No surprise then that almost a decade later ISIS found a home in Mosul. But as I wrote at the time, the 30,000-plus Iraqi army's collapse in the face of some 7,000 ISIS forces (an overestimate in my view) seemed thoroughly odd. In the column, I noted the dubious circumstances such as highly premature orders of withdrawal from Iraqi army Brigade HQ. I cited the 'Chechnya' scenario in which extreme jihadis were allowed in with a view to justifying Grozny's total obliteration and purging. In effect, the Iraqi Shiite government executed in Mosul a comparable ruse de guerre intending always to go back with redoubled savagery to rid itself of the city's resistance for good. To do that, Baghdad will have to drive out a large chunk of the inhabitants and selectively repopulate it over time. Already, Iraqi heavy artillery is obliterating villages and towns on Mosul's outskirts.

Two things to note here. Firstly, in the coming weeks we should expect a massive refugee outflow toward Turkey and beyond. Erdogan isn't fundamentally opposed to swelling Turkey's population with devout Sunnis from Syria and Iraq in order to bolster his own support domestically. He has already offered citizenship to the three-million-plus Syrian refugees in Turkey. Nor is he opposed to using refugees as a lever against the EU. But he would like to keep Mosul largely Sunni as a pawn against Baghdad and the Kurds.

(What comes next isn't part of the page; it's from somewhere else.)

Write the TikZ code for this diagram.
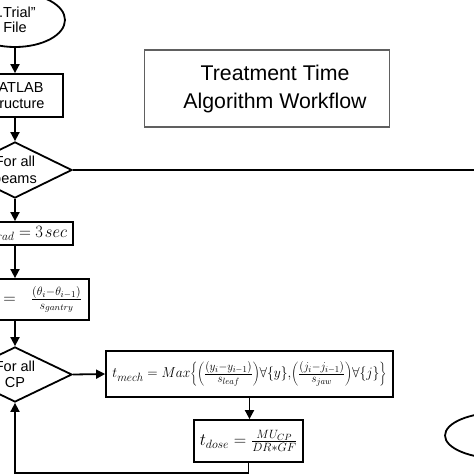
\documentclass[tikz,border=0pt]{standalone}
\usepackage{fontspec}
\usepackage{graphicx}
\setmainfont{Liberation Sans}
\usetikzlibrary{shapes.geometric,arrows.meta}
\DeclareMathSizes{16}{16}{12}{9}
\DeclareMathSizes{15.5}{15.5}{12}{9}
\begin{document}
\begin{tikzpicture}[x=1pt,y=-1pt,
  line width=1.8pt,
  flowbox/.style={draw, rectangle, inner sep=0pt, font=\fontsize{14.5}{16.5}\selectfont, align=center},
  decision/.style={draw, diamond, inner sep=0pt, aspect=2, font=\fontsize{14.5}{16.5}\selectfont, align=center},
  terminal/.style={draw, ellipse, inner sep=0pt, font=\fontsize{14.5}{16.5}\selectfont, align=center},
  mathbox/.style={draw, rectangle, inner xsep=6pt, inner ysep=0pt, font=\fontsize{16}{19}\selectfont},
  titlebox/.style={draw=gray!75!black, line width=1.3pt, rectangle},
  titletext/.style={font=\fontsize{21.3}{28}\selectfont, align=center, inner sep=0pt},
  arr/.style={-{Triangle[length=9pt,width=9pt]}},
  ]
\useasboundingbox (0,0) rectangle (474,474);
\clip (0,0) rectangle (474,474);
\fill[white] (0,0) rectangle (474,474);

\node[terminal, minimum width=100, minimum height=54] (file) at (15,20) {\raisebox{-4pt}{".Trial"}\\[-1pt]\raisebox{-4pt}{File}};
\node[flowbox, minimum width=96, minimum height=43] (mat) at (15,95.5) {MATLAB\\Structure};
\node[decision, minimum width=114, minimum height=56] (beams) at (15,170) {For all\\beams};
\node[mathbox, minimum height=23, text width=150, align=right] (rad) at (-8,233.5) {\resizebox{76pt}{\height}{$t_{rad} = 3\mkern2mu sec$}};
\node[mathbox, inner xsep=7pt, minimum height=41, text width=206, align=right] (gan) at (-21,299.5) {$t_{gantry} = \frac{(\theta_i-\theta_{i-1})}{s_{gantry}}$};
\node[decision, minimum width=114, minimum height=55] (cp) at (15,374.5) {For all\\CP};
\node[mathbox, minimum width=287, minimum height=46, font=\fontsize{15.5}{18}\selectfont] (mech) at (249.5,374) {\resizebox{274pt}{\height}{$t_{mech} = Max{\left\{{\left(\frac{(y_i-y_{i-1})}{s_{leaf}}\right)}\forall\{y\}{,}{\left(\frac{(j_i-j_{i-1})}{s_{jaw}}\right)}\forall\{j\}\right\}}$}};
\node[mathbox, minimum width=101, minimum height=42] (dose) at (248.5,441) {$t_{dose} = \frac{MU_{CP}}{DR*GF}$};
\node[terminal, minimum width=110, minimum height=46] (endn) at (500,435.5) {};
\node[titlebox, minimum width=245, minimum height=77] (title) at (267,88.5) {};
\node[titletext] (titlet) at ([xshift=8pt]title.center) {Treatment Time\\Algorithm Workflow};

\coordinate (offr) at (490,170);
\draw[arr] (file.south) -- (mat.north);
\draw[arr] (mat.south) -- (beams.north);
\draw (beams.east) -- (offr);
\draw[arr] (beams.south) -- (beams.south |- rad.north);
\draw[arr] (beams.south |- rad.south) -- (beams.south |- gan.north);
\draw[arr] (beams.south |- gan.south) -- (cp.north);
\draw[arr] (cp.east) -- (mech.west);
\draw[arr] (mech.south) -- (mech.south |- dose.north);
\draw[arr] (dose.south) -- ++(0,10) -| (cp.south);
\end{tikzpicture}
\end{document}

Secondly, Iraqis are familiar (from the Saddam decades) with large chunks of the population being resettled for political reasons. In fact, the Kurds argue that Mosul province was largely Kurdish before Saddam moved Sunni Arabs into the area beginning in the 1970s to inundate the strategic oil zone with loyalists. The question is, what plans have the allies made for Mosul's displaced inhabitants? No one is saying—an ominous sign in itself.

The ground war presents problems aplenty but the post-conflict scenario promises to be a nightmare. Ultimately, the Kurds and Shia forces will meet and confront each other somewhere in Mosul, depending on which side the Sunnis choose to resist the most. I suspect they will feel marginally more positive towards the Kurds, knowing the horrors that the Shiite militias can wreak. Whoever controls Mosul controls the north's rich oil zone. The Kurds want it to economically undergird their fledgling state. Baghdad knows that de facto secession will ensue and dismember its national territory. Baghdad wants control of Mosul. The Turks want neither side to win outright. They may choose to intervene. Result: a mini-regional war.